Branson, Colorado, is more like a village than a town.
With a population of about 100, on a Friday night in the fall, four times that number line the Branson High School football field.
“I still consider it my baby,” says Brad Caldwell, Branson School District Superintendent and the guy who quite literally built Branson football.
“At the urging of three young men, they said it would sure be nice if we could play football,” says Caldwell. “The boys picked up load after load of rocks and we dug up cactus and thistles. It was all hand work. We even tilled it with a little garden tiller.”
In 2014, Caldwell and a few students put in more than 100 hours of manual labor to construct Branson’s field. It wasn’t much of a looker, but it was theirs.
“I got used to it,” says Koy Pickard, a junior member of the Branson football team. “It toughened me up mentally and physically, and that was an advantage.”
But then, the springs that supply Branson and its surrounding communities with water dried up. Water restrictions were put in place, and that meant they were no longer allowed to water the field.
The field lost a lot of its grass, becoming a dusty patch of earth and cactus. Opposing programs said they’d no longer travel to Branson to play football.
“That broke my heart,” says Caldwell. “I thought to myself, ‘Toughen up guys. So, you’re playing on a pasture. You can do this.’”
“We all live in kind of the same environment,” says Fernando Gonzalez, another junior football player. “It feels very weird getting singled out.”
“It kind of ticked me off. There’s the whole chip-on-the-shoulder thing,” says Brody Doherty, a fellow junior football player. “If you’re not tough enough to come out and play the way we play then you don’t deserve to play us at all.”
“I was a little offended, a little mad, a little angry,” says Brad Doherty, Branson’s athletic director. “I decided to let it go and say, hey, this is an opportunity to really make something happen.”

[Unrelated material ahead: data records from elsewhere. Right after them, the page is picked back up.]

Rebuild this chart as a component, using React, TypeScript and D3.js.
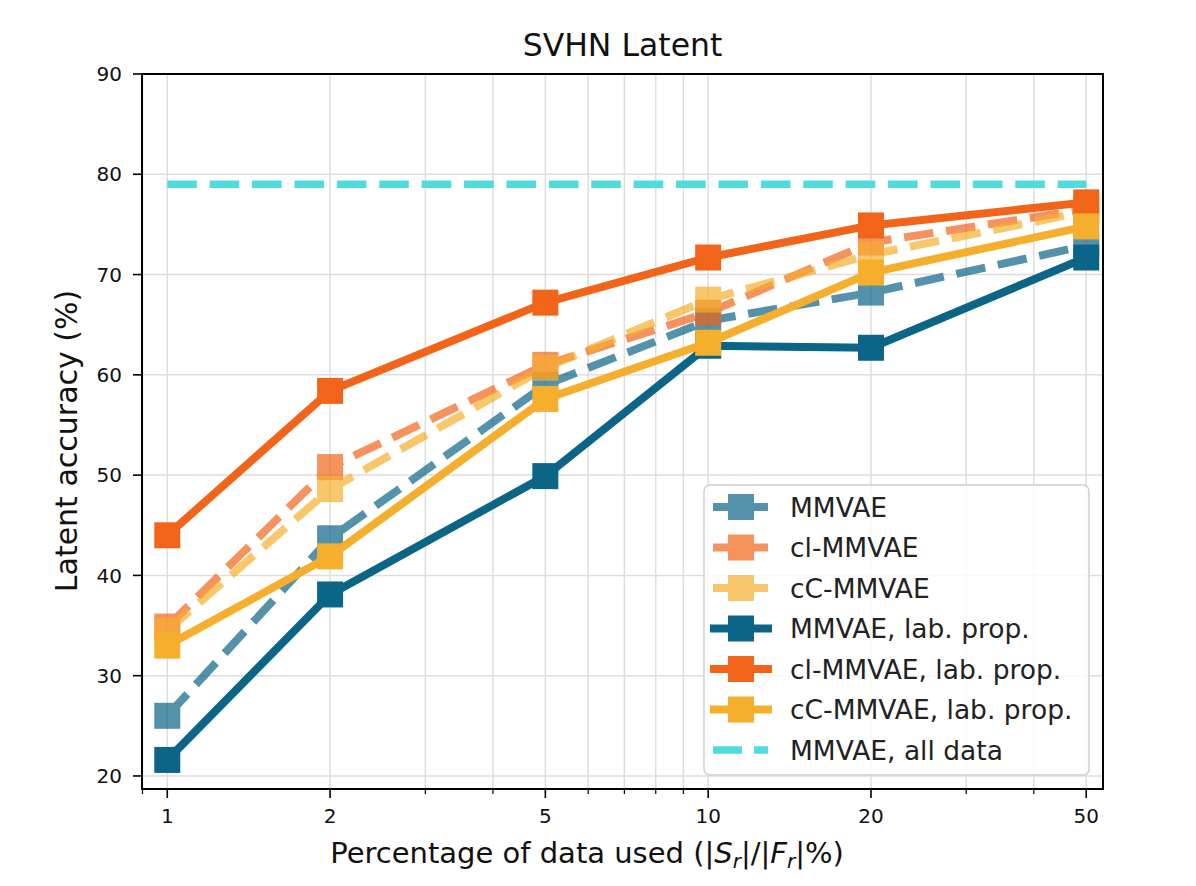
import React from "react";
import * as d3 from "d3";

const xValues = [1, 2, 5, 10, 20, 50];
const mmvae = [26.0, 43.7, 59.0, 65.4, 68.2, 72.9];
const clMmvae = [34.9, 50.8, 61.0, 66.2, 73.2, 76.5];
const ccMmvae = [34.5, 48.6, 60.7, 67.5, 72.0, 76.3];
const mmvaeLab = [21.6, 38.1, 49.9, 62.9, 62.7, 71.7];
const clMmvaeLab = [44.0, 58.4, 67.2, 71.7, 74.9, 77.2];
const ccMmvaeLab = [33.0, 41.9, 57.6, 63.2, 70.2, 74.8];
const allData = 79.0;
const allDataX = [1, 50];
const yTicks = [20, 30, 40, 50, 60, 70, 80, 90];
const xMajorTicks = [1, 2, 5, 10, 20, 50];
const xMinorTicks = [0.9, 3, 4, 6, 7, 8, 9, 30, 40];

const TEAL = "#0b6587";
const ORANGE = "#f26419";
const YELLOW = "#f6ae2d";
const CYAN = "#50dcdc";

type Series = { label: string; values: number[]; color: string; dashed: boolean; alpha: number };
const series: Series[] = [
  { label: "MMVAE", values: mmvae, color: TEAL, dashed: true, alpha: 0.7 },
  { label: "cl-MMVAE", values: clMmvae, color: ORANGE, dashed: true, alpha: 0.7 },
  { label: "cC-MMVAE", values: ccMmvae, color: YELLOW, dashed: true, alpha: 0.7 },
  { label: "MMVAE, lab. prop.", values: mmvaeLab, color: TEAL, dashed: false, alpha: 1 },
  { label: "cl-MMVAE, lab. prop.", values: clMmvaeLab, color: ORANGE, dashed: false, alpha: 1 },
  { label: "cC-MMVAE, lab. prop.", values: ccMmvaeLab, color: YELLOW, dashed: false, alpha: 1 },
];

const W = 1196, H = 886;
const L = 142, R = 1103, T = 74, B = 789;
const FONT = "DejaVu Sans, sans-serif";
const DASH = "29.6,12.8";
const LW = 8;
const MS = 26;

export default function App() {
  const x = d3.scaleLog().domain([0.898, 53.7]).range([L, R]);
  const y = d3.scaleLinear().domain([90, 18.7]).range([T, B]);
  const line = d3.line<number>().x((_, i) => x(xValues[i])).y((v) => y(v));

  const legX = 704, legY = 485, legW = 385, legH = 290;
  const rowY = (i: number) => 507 + i * 40.5;

  return (
    <svg width={W} height={H} style={{ position: "absolute", left: 0, top: 0, background: "#fff" }} fontFamily={FONT}>
      <rect x={0} y={0} width={W} height={H} fill="#fff" />
      {/* grid */}
      <g stroke="#dedede" strokeWidth={1.5}>
        {yTicks.map((t) => (
          <line key={"gy" + t} x1={L} x2={R} y1={y(t)} y2={y(t)} />
        ))}
        {[...xMajorTicks, ...xMinorTicks].map((t) => (
          <line key={"gx" + t} x1={x(t)} x2={x(t)} y1={T} y2={B} />
        ))}
      </g>
      {/* series */}
      {series.map((s) => (
        <g key={s.label} opacity={s.alpha}>
          <path
            d={line(s.values) || ""}
            fill="none"
            stroke={s.color}
            strokeWidth={LW}
            strokeDasharray={s.dashed ? DASH : undefined}
            strokeLinejoin="round"
          />
          {s.values.map((v, i) => (
            <rect key={i} x={x(xValues[i]) - MS / 2} y={y(v) - MS / 2} width={MS} height={MS} fill={s.color} />
          ))}
        </g>
      ))}
      <line
        x1={x(allDataX[0])}
        x2={x(allDataX[1])}
        y1={y(allData)}
        y2={y(allData)}
        stroke={CYAN}
        strokeWidth={7.5}
        strokeDasharray={DASH}
      />
      {/* spines */}
      <rect x={L} y={T} width={R - L} height={B - T} fill="none" stroke="#000" strokeWidth={2} />
      {/* y ticks */}
      {yTicks.map((t) => (
        <g key={"yt" + t}>
          <line x1={L - 9} x2={L} y1={y(t)} y2={y(t)} stroke="#000" strokeWidth={1.6} />
          <text x={L - 20} y={y(t)} dy="0.36em" textAnchor="end" fontSize={20} fill="#111">
            {t}
          </text>
        </g>
      ))}
      {/* x ticks */}
      {xMajorTicks.map((t) => (
        <g key={"xt" + t}>
          <line x1={x(t)} x2={x(t)} y1={B} y2={B + 9} stroke="#000" strokeWidth={1.6} />
          <text x={x(t)} y={B + 34} textAnchor="middle" fontSize={20} fill="#111">
            {t}
          </text>
        </g>
      ))}
      {xMinorTicks.map((t) => (
        <line key={"xm" + t} x1={x(t)} x2={x(t)} y1={B} y2={B + 5} stroke="#000" strokeWidth={1.2} />
      ))}
      {/* title */}
      <text x={(L + R) / 2} y={56} textAnchor="middle" fontSize={31.5} fill="#111">
        SVHN Latent
      </text>
      {/* x label */}
      <text x={587} y={863} textAnchor="middle" fontSize={29} fill="#111">
        Percentage of data used (|<tspan fontStyle="italic">S</tspan>
        <tspan fontStyle="italic" fontSize={20} dy={5}>r</tspan>
        <tspan dy={-5}>|/|</tspan>
        <tspan fontStyle="italic">F</tspan>
        <tspan fontStyle="italic" fontSize={20} dy={5}>r</tspan>
        <tspan dy={-5}>|%)</tspan>
      </text>
      {/* y label */}
      <text transform={`translate(77, 441) rotate(-90)`} textAnchor="middle" fontSize={30} fill="#111">
        Latent accuracy (%)
      </text>
      {/* legend */}
      <rect x={legX} y={legY} width={legW} height={legH} rx={6} fill="#fff" fillOpacity={0.8} stroke="#d0d0d0" strokeWidth={1.5} />
      {series.map((s, i) => (
        <g key={"leg" + s.label}>
          <g opacity={s.alpha}>
            <line
              x1={s.dashed ? 713 : 710}
              x2={s.dashed ? 768 : 772}
              y1={rowY(i)}
              y2={rowY(i)}
              stroke={s.color}
              strokeWidth={LW}
              strokeDasharray={s.dashed ? "24,12" : undefined}
            />
            <rect x={741 - MS / 2} y={rowY(i) - MS / 2} width={MS} height={MS} fill={s.color} />
          </g>
          <text x={790} y={rowY(i)} dy="0.36em" fontSize={26.5} fill="#222">
            {s.label}
          </text>
        </g>
      ))}
      <line x1={713} x2={768} y1={rowY(6)} y2={rowY(6)} stroke={CYAN} strokeWidth={7.5} strokeDasharray="29,12" />
      <text x={790} y={rowY(6)} dy="0.36em" fontSize={26.5} fill="#222">
        MMVAE, all data
      </text>
    </svg>
  );
}
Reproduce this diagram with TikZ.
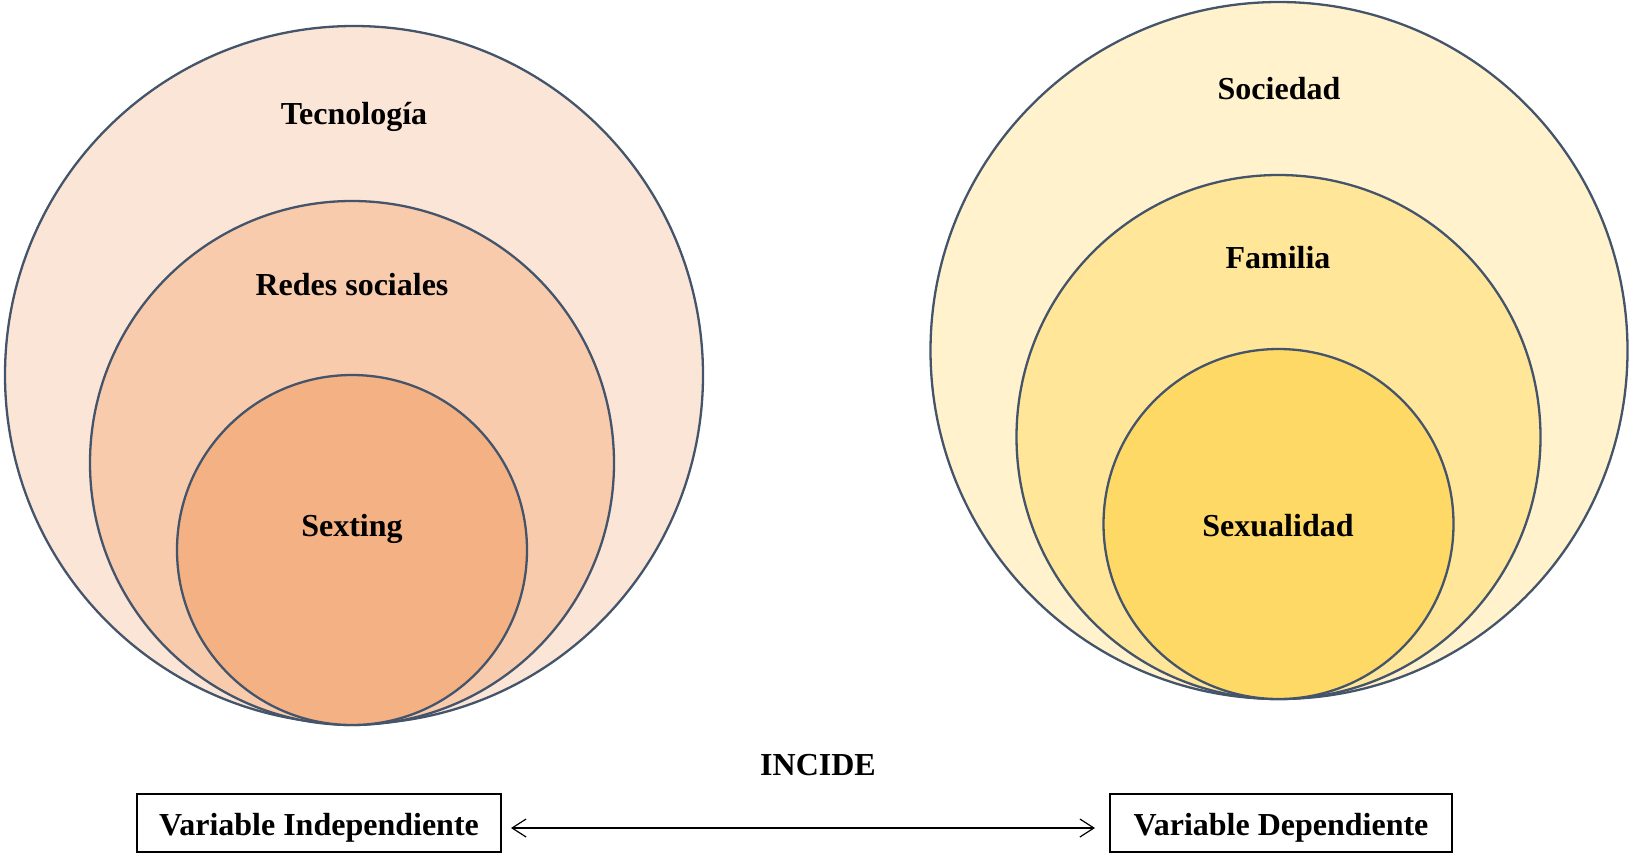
\documentclass[tikz,border=0pt]{standalone}
\usepackage{fontspec}
\setmainfont{Liberation Serif}
\usetikzlibrary{arrows.meta}
\definecolor{edge}{HTML}{44546A}
\definecolor{lA}{HTML}{FBE5D6}
\definecolor{lB}{HTML}{F8CBAD}
\definecolor{lC}{HTML}{F4B183}
\definecolor{rA}{HTML}{FFF2CC}
\definecolor{rB}{HTML}{FFE699}
\definecolor{rC}{HTML}{FFD966}
\tikzset{
  ring/.style={draw=edge, line width=2.3pt},
  lbl/.style={font=\fontsize{32}{38}\selectfont\bfseries, anchor=base, inner sep=0pt},
  varbox/.style={draw=black, line width=2.3pt, font=\fontsize{32}{38}\selectfont\bfseries, minimum height=58pt, inner sep=0pt, text height=30pt, text depth=6pt},
  link/.style={line width=1.2pt, {Straight Barb[length=14pt,width=18pt,line width=1.2pt]}-{Straight Barb[length=14pt,width=18pt,line width=1.2pt]}}
}
\begin{document}
\begin{tikzpicture}[x=1pt,y=-1pt]
\useasboundingbox (0,0) rectangle (1629,854);
% left circles
\filldraw[ring, fill=lA] (354,375) circle (349);
\filldraw[ring, fill=lB] (352,463) circle (262);
\filldraw[ring, fill=lC] (352,550) circle (175);
% right circles
\filldraw[ring, fill=rA] (1279,350.5) circle (348.5);
\filldraw[ring, fill=rB] (1278.5,437) circle (262);
\filldraw[ring, fill=rC] (1278.5,524) circle (175);
% labels
\node[lbl] (tec) at (354,124) {Tecnología};
\node[lbl] (red) at (352,295) {Redes sociales};
\node[lbl] (sex) at (352,536) {Sexting};
\node[lbl] (soc) at (1279,99) {Sociedad};
\node[lbl] (fam) at (1278,268) {Familia};
\node[lbl] (sxl) at (1278,536) {Sexualidad};
\node[lbl] (inc) at (818,775) {INCIDE};
% boxes
\node[varbox, minimum width=364pt] (vi) at (319,823) {Variable Independiente};
\node[varbox, minimum width=342pt] (vd) at (1281,823) {Variable Dependiente};
\coordinate (a1) at (511,828);
\coordinate (a2) at (1095,828);
\draw[link] (a1) -- (a2);
\end{tikzpicture}
\end{document}
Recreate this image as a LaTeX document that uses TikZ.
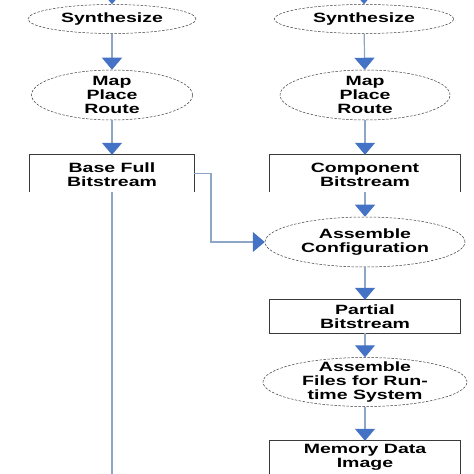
\documentclass[tikz,border=0pt]{standalone}
\usepackage{fontspec}
\setmainfont{Liberation Sans}[FakeStretch=1.45]
\usetikzlibrary{shapes.geometric,arrows.meta}
\definecolor{linec}{HTML}{8EA6C6}
\definecolor{tipc}{HTML}{4472C4}
\definecolor{edgec}{HTML}{3A3A3A}
\begin{document}
\begin{tikzpicture}[x=1bp,y=-1bp,
  txt/.style={font=\bfseries\fontsize{13.5}{13.8}\selectfont,align=center,inner sep=0pt},
  ell/.style={ellipse,draw=edgec,line width=0.5bp,dash pattern=on 2.5bp off 1.5bp,inner sep=0pt},
  boxn/.style={rectangle,draw=none,inner sep=0pt,minimum width=190bp},
  edge/.style={draw=edgec,line width=0.9bp},
  arr/.style={draw=linec,line width=1.2bp,-{Triangle[width=20bp,length=12bp,color=tipc]}},
  conn/.style={draw=linec,line width=1.2bp}]
\useasboundingbox (0,0) rectangle (474,474);
% left column
\node[ell,minimum width=168bp,minimum height=29bp,label={[txt]center:Synthesize}] (s1) at (112,19) {};
\node[ell,minimum width=161bp,minimum height=50bp,label={[txt]center:Map\\Place\\Route}] (m1) at (112,95) {};
\node[boxn,minimum width=164bp,minimum height=37bp,label={[txt,yshift=-1.5bp]center:Base Full\\Bitstream}] (b1) at (112,173.5) {};
\draw[edge] (b1.south west) -- (b1.north west) -- (b1.north east) -- (b1.south east);
% right column
\node[ell,minimum width=179bp,minimum height=29bp,label={[txt]center:Synthesize}] (s2) at (364,19) {};
\node[ell,minimum width=170bp,minimum height=50bp,label={[txt]center:Map\\Place\\Route}] (m2) at (365,95) {};
\node[boxn,minimum height=37bp,label={[txt,yshift=-1.5bp]center:Component\\Bitstream}] (c2) at (365,173.5) {};
\draw[edge] (c2.south west) -- (c2.north west) -- (c2.north east) -- (c2.south east);
\node[ell,minimum width=200bp,minimum height=50bp,label={[txt]center:Assemble\\Configuration}] (a2) at (365,242) {};
\node[boxn,minimum height=33bp,label={[txt]center:Partial\\Bitstream}] (p2) at (365,316.5) {};
\draw[edge] (p2.south west) rectangle (p2.north east);
\node[ell,minimum width=204bp,minimum height=49bp,label={[txt]center:Assemble\\Files for Run-\\time System}] (f2) at (365,382) {};
\node[boxn,minimum height=33bp,label={[txt]center:Memory Data\\Image}] (mem) at (365,457.5) {};
\draw[edge] (mem.north west) ++(0,40) -- (mem.north west) -- (mem.north east) -- ++(0,40);
% connectors
\coordinate (t1) at (112,-20);
\coordinate (t2) at (364,-20);
\coordinate (elb) at (211,242);
\coordinate (bot) at (112,490);
\draw[arr] (t1) -- (s1);
\draw[arr] (t2) -- (s2);
\draw[arr] (s1) -- (m1);
\draw[arr] (m1) -- (b1);
\draw[arr] (s2) -- (m2);
\draw[arr] (m2) -- (c2);
\draw[arr] (c2) -- (a2);
\draw[arr] (a2) -- (p2);
\draw[arr] (p2) -- (f2);
\draw[arr] (f2) -- (mem);
\draw[conn] (b1.south) -- (bot);
\draw[conn,-{Triangle[width=20bp,length=12bp,color=tipc]}] (b1.east) -| (elb) -- (a2.west);
\end{tikzpicture}
\end{document}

Forged in the mud and muck, the Bearcats summoned their resolve — seeking a solution rather than wallowing in adversity.
They started a fundraiser – a new-age version of Mr. Caldwell’s hundred hours of labor – to build a new turf field.
“Our story is one of such perseverance and overcoming the tough times we’re in,” says Brody Doherty. “This is a kind of thing where the community is bouncing back, and the feeling of community is something that people can gather around and support.”
“If you tell a great story, a true story, an authentic one, people are going to resonate with that and open up their hearts to you,” says Brad Doherty.
They’re now reaching out to the Colorado community at large, hoping to make every inch count.
“It would honestly be crazy because, you know, we’re a small school, to know that we got our story out there to all these people. If we could make this happen, that would be an insane feeling,” says Isaac Provost, a junior football player.